NEW YORK — The usual suspects — weak economy, war and bad weather — depressed Gottschalks Inc.’s same-store and net sales in the first quarter, deepening its net loss.

For the three months ended May 3, the Fresno, Calif.-based regional department store chain said its net loss expanded to $4 million, or 31 cents a diluted share, versus the loss of $2.7 million, or 21 cents, in the first quarter of 2002.

Total revenues for the period fell 6.5 percent to $142.8 million from $152.8 million, as same-store sales declined 4 percent. Gottschalks said the sales decrease was partly because of its closure of seven underperforming stores since the year-ago quarter.

“Despite the lower-than-anticipated sales, we are very pleased with the results being generated at the majority of the remaining 21 stores in the Pacific Northwest,” said chief executive officer Jim Famalette on a conference call. “Our stores in this region turned in a good performance during the first quarter, generating a comparable-store sales increase. The results from our six Alaska stores were particularly strong, where we achieved a 6 percent increase in sales for these six stores compared with the same period last year.”

Further deepening the loss was a 140 basis point increase in cumulative costs, which include cost of goods, as well as selling, general and administrative expenses.

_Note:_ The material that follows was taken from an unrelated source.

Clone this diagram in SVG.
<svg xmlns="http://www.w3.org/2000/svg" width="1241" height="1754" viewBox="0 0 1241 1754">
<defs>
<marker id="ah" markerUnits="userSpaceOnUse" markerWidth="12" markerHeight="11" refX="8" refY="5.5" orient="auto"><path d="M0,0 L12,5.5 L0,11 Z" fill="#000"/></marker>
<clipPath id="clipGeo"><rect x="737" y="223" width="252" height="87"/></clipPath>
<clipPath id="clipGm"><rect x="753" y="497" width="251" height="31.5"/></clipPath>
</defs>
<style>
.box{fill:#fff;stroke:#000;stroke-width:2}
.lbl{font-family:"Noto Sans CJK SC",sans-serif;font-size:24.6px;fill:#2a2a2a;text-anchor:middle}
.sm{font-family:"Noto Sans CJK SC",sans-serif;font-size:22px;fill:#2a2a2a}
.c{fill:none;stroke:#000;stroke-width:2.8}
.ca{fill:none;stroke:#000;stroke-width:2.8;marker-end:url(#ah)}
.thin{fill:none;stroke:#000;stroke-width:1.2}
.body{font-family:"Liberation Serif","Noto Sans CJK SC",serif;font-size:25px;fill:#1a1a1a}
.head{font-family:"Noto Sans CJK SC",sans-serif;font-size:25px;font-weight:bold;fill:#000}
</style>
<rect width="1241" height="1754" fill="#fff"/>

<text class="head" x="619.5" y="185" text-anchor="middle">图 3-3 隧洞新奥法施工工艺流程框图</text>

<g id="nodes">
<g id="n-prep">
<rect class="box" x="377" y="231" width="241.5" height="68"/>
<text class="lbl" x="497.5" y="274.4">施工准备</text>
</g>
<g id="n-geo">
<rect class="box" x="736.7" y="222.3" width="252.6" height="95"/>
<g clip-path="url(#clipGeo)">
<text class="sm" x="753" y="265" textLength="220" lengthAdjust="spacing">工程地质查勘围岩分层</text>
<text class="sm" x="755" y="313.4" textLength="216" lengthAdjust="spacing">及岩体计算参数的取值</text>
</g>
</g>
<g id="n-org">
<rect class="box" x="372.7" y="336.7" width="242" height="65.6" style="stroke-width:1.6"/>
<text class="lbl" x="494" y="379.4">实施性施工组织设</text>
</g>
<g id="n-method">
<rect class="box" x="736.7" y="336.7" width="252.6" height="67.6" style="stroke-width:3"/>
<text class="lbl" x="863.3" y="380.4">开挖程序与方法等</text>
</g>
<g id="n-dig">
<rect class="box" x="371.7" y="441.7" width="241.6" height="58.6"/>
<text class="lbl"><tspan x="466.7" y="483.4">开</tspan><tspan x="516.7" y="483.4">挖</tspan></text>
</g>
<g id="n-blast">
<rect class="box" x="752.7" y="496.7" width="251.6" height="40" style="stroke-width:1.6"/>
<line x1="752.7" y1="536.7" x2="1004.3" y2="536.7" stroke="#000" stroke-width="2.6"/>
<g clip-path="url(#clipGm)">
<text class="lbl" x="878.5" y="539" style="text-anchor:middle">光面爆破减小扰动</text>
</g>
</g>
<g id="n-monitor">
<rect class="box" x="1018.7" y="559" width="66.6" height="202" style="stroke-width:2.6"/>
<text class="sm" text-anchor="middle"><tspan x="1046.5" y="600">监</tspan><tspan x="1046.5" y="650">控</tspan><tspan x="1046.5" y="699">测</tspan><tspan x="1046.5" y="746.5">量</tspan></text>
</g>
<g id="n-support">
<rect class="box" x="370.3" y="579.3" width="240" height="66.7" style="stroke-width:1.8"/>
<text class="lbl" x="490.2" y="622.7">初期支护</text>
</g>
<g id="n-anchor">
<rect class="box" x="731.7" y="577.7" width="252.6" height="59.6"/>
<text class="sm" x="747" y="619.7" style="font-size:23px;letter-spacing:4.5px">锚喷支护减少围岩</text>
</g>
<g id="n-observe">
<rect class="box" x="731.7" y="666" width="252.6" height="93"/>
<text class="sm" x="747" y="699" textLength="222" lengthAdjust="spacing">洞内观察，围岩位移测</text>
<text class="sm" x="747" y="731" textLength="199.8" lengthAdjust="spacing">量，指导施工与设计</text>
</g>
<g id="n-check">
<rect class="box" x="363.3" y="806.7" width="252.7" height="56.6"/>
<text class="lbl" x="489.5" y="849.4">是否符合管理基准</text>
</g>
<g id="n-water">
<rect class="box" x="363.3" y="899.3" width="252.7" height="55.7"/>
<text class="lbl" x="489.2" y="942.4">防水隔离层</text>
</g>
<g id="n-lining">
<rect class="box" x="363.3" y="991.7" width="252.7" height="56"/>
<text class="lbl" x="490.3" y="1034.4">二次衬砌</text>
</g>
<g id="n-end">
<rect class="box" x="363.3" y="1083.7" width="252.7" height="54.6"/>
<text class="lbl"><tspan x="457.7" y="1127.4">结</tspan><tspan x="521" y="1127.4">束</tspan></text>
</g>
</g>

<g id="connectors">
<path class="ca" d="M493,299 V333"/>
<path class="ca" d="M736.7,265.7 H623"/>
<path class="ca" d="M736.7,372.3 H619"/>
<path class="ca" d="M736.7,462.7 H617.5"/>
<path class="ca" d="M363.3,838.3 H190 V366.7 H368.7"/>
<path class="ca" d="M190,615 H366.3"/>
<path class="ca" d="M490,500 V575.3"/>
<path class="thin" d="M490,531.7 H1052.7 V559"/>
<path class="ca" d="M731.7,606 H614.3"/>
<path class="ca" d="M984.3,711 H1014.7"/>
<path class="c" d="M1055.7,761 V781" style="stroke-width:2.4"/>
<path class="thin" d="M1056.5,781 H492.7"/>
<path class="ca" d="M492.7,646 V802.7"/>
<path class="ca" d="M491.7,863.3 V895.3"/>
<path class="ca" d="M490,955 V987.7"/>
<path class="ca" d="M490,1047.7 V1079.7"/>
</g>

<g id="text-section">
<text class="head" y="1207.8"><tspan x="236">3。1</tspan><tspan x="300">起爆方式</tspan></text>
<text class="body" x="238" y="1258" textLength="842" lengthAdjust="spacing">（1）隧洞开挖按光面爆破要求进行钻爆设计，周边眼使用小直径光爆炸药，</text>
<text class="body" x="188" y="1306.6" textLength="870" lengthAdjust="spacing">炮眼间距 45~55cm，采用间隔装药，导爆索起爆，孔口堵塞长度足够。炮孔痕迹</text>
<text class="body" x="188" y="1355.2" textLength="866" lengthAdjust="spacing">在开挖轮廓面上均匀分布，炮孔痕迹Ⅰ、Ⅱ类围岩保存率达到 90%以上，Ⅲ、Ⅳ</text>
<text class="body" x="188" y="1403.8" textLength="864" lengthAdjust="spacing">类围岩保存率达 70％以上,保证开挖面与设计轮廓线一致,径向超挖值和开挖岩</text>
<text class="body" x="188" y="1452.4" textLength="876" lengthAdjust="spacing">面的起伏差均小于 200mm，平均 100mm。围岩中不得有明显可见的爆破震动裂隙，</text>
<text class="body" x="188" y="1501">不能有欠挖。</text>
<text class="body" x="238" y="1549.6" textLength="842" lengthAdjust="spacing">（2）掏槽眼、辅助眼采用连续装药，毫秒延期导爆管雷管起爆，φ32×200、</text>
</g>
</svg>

Store closure costs also depleted the bottom line by about $146,000.

In February, Gottschalks set a five-point strategy to beef up its operations. Besides selling its private label credit card business for $102.8 million, the firm streamlined its store base, reduced SG&A costs by $15 million last year and restricted planned capital expenditures to cover the maintenance and improvement of the existing store base.

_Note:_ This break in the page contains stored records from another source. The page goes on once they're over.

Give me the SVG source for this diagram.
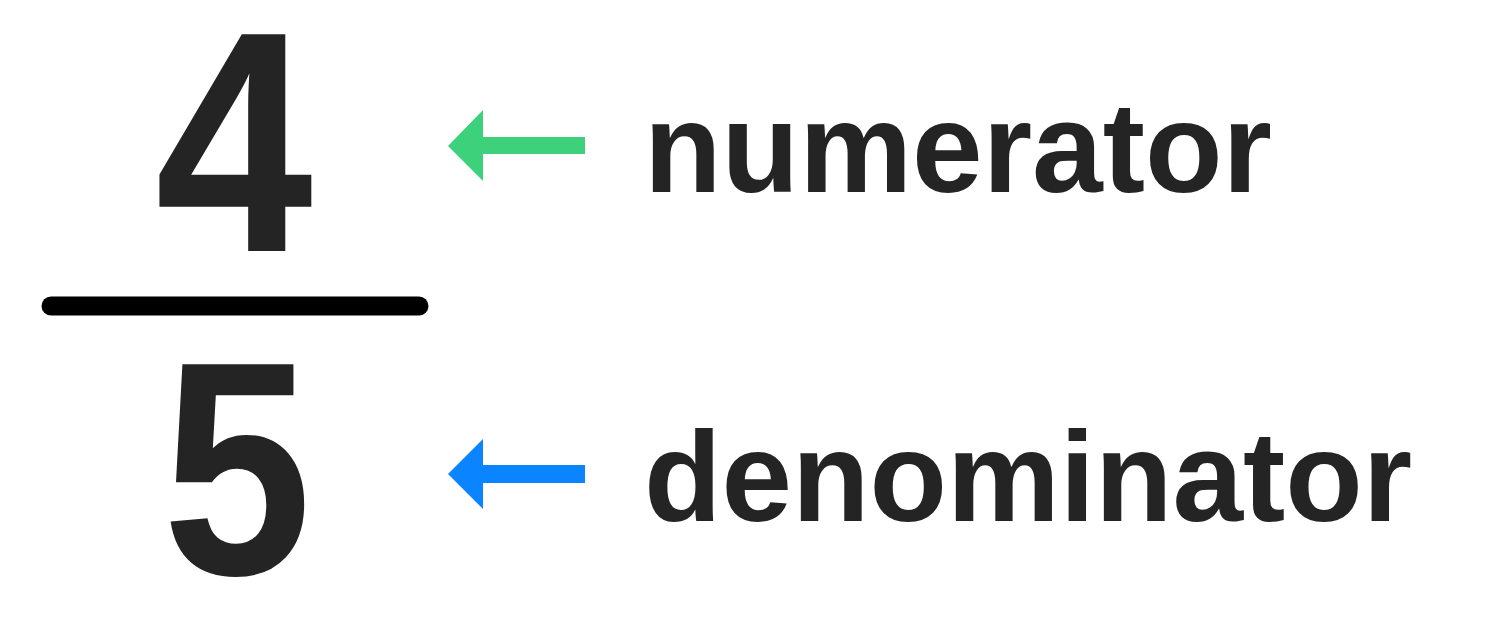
<svg xmlns="http://www.w3.org/2000/svg" width="1500" height="625" viewBox="0 0 1500 625">
<style>
.t{font-family:"Liberation Sans",Arial,sans-serif;font-weight:bold;fill:#242424}
</style>
<rect width="1500" height="625" fill="#fff"/>
<g id="numerator-digit"><text class="t" transform="translate(234 251) scale(0.9 1)" font-size="315" text-anchor="middle">4</text></g>
<g id="bar"><line x1="51" y1="306" x2="419" y2="306" stroke="#000" stroke-width="19" stroke-linecap="round"/></g>
<g id="denominator-digit"><text class="t" transform="translate(237 574) scale(0.88 1)" font-size="305" text-anchor="middle">5</text></g>
<g id="connectors">
<path d="M448 146 L483 110 L483 137 L585 137 L585 154 L483 154 L483 181 Z" fill="#3dd17b"/>
<path d="M448 474 L483 439 L483 465 L585 465 L585 483 L483 483 L483 509 Z" fill="#0a84ff"/>
</g>
<g id="numerator-label"><text class="t" x="644" y="192" font-size="128" textLength="628" lengthAdjust="spacingAndGlyphs">numerator</text></g>
<g id="denominator-label"><text class="t" x="644" y="521" font-size="128" textLength="768" lengthAdjust="spacingAndGlyphs">denominator</text></g>
</svg>
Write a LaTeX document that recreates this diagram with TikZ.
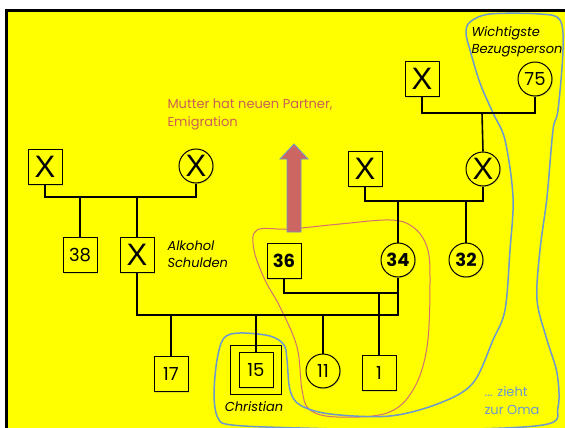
\documentclass[tikz,border=0pt]{standalone}
\usepackage{fontspec}
\setmainfont{Poppins}
\newfontfamily\crossfont{Liberation Sans}
\usetikzlibrary{positioning, fit, shadows}

\definecolor{bgyellow}{RGB}{255,255,0}
\definecolor{notered}{RGB}{204,96,84}
\definecolor{arrowred}{RGB}{204,102,98}
\definecolor{loopblue}{RGB}{108,152,206}
\definecolor{looppink}{RGB}{214,112,112}

\begin{document}
\begin{tikzpicture}[
    x = 1pt,
    y = -1pt,
    line/.style = {line width=1.6pt},
    person/.style = {draw, line width=1pt, fill=bgyellow, inner sep=0pt,
        drop shadow={shadow xshift=1pt, shadow yshift=-1pt, opacity=0.25},
        font=\fontsize{18}{18}\selectfont},
    male/.style = {person, minimum width=34pt, minimum height=35pt},
    female/.style = {person, circle, minimum size=34pt},
    dead/.style = {font=\crossfont\fontsize{31}{31}\selectfont},
    bold/.style = {font=\bfseries\fontsize{18}{18}\selectfont},
    note/.style = {font=\itshape\fontsize{13}{17}\selectfont, align=left, anchor=west},
    remark/.style = {font=\fontsize{13}{18}\selectfont, align=left, anchor=west}
]

% 0. Page and yellow slide background
\useasboundingbox (0,0) rectangle (565,428);
\draw[line width=3pt, fill=bgyellow] (6.5,10.5) rectangle (600,460);

% 1. Circled groups
\draw[looppink, line width=1pt] plot[smooth cycle, tension=0.6] coordinates {
    (257,230) (290,229) (340,224) (390,220) (413,227) (427,247) (430,280)
    (427,347) (413,390) (387,413) (337,417) (310,410) (302,390) (297,347)
    (280,307) (265,280) (254,250)};
\draw[loopblue, line width=1.5pt] plot[smooth cycle, tension=0.55] coordinates {
    (510,250) (505,310) (493,340) (473,383) (440,403) (390,416) (330,414)
    (300,405) (290,390) (287,360) (284,345) (270,336) (240,333) (224,338)
    (217,360) (214,395) (218,418) (232,425) (300,428) (420,430) (543,425)
    (558,407) (557,373) (547,340) (537,300) (540,250) (547,197) (553,130)
    (558,110) (563,50) (560,20) (540,14) (490,14) (470,22) (466,33)
    (470,50) (480,83) (493,113) (505,140) (513,197)};

% 2. Persons
\node[male, dead] (gfL) at (45,167) {X};
\node[female, dead] (gmL) at (196,166) {X};
\node[male] (uncle) at (80,255) {38};
\node[male, dead] (father) at (137,255) {X};

\node[male, dead] (ggf) at (422,79) {X};
\node[female] (ggm) at (535,79) {75};
\node[male, dead] (gfR) at (365,169) {X};
\node[female, dead] (gmR) at (483,169) {X};

\node[male, bold] (stepf) at (284,261) {36};
\node[female, bold] (mother) at (398,260) {34};
\node[female, bold] (aunt) at (466,260) {32};

\node[male] (c17) at (171,374) {17};
\node[male] (c15) at (256,370) {15};
\node[draw, line width=1pt, fit=(c15), inner xsep=8pt, inner ysep=6.5pt] (c15box) {};
\node[female] (c11) at (323,371) {11};
\node[male] (c1) at (379,373) {1};

% 3. Partnerships and children
\coordinate (mL) at (120,197);
\coordinate (mGG) at (482,113);
\coordinate (mR) at (430,201);
\coordinate (mP) at (260,315);
\coordinate (mS) at (340,293);

\draw[line] (gfL.south) |- (mL) -| (gmL.south);
\draw[line] (uncle.north) -- (uncle.north |- mL);
\draw[line] (father.north) -- (father.north |- mL);

\draw[line] (ggf.south) |- (mGG) -| (ggm.south);
\draw[line] (mGG) -- (gmR.north);

\draw[line] (gfR.south) |- (mR) -| (gmR.south);
\draw[line] (mother.north) -- (mother.north |- mR);
\draw[line] (aunt.north) -- (aunt.north |- mR);

\draw[line] (father.south) |- (mP) -| (mother.south);
\foreach \kid in {c17, c15, c11} {
    \draw[line] (\kid.north) -- (\kid.north |- mP);
}

\draw[line] (stepf.south) |- (mS) -| (mother.south);
\draw[line] (c1.north) -- (c1.north |- mS);

% 4. Emigration arrow
\filldraw[fill=arrowred, draw=loopblue, line width=0.8pt]
    (287,232) -- (287,159) -- (280,159) -- (294,144) -- (308,159)
    -- (301,159) -- (301,232) -- cycle;

% 5. Notes
\node[remark, text=notered] (moveNote) at (164,114) {Mutter hat neuen Partner,\\Emigration};
\node[note] (debtNote) at (164,254) {Alkohol\\Schulden};
\node[note] (omaNote) at (468,42) {Wichtigste\\Bezugsperson};
\node[note, anchor=center] (nameNote) at (254,407) {Christian};
\node[remark, text=loopblue] (omaMove) at (481,401) {... zieht\\zur Oma};

\end{tikzpicture}
\end{document}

Additionally, the retailer, in an effort to differentiate its offering, will more aggressively pursue private label brands. Private label sales in 2003 are slated to grow by 15 percent to about $80 million, or almost 12 percent of total owned sales.

Looking ahead, Gottschalks expects second-quarter comps to be flat with a slight improvement in gross margins and reductions in expenses. As a result, Gottschalks said it forecasts second-quarter results to be better than last year’s $2.1 million loss.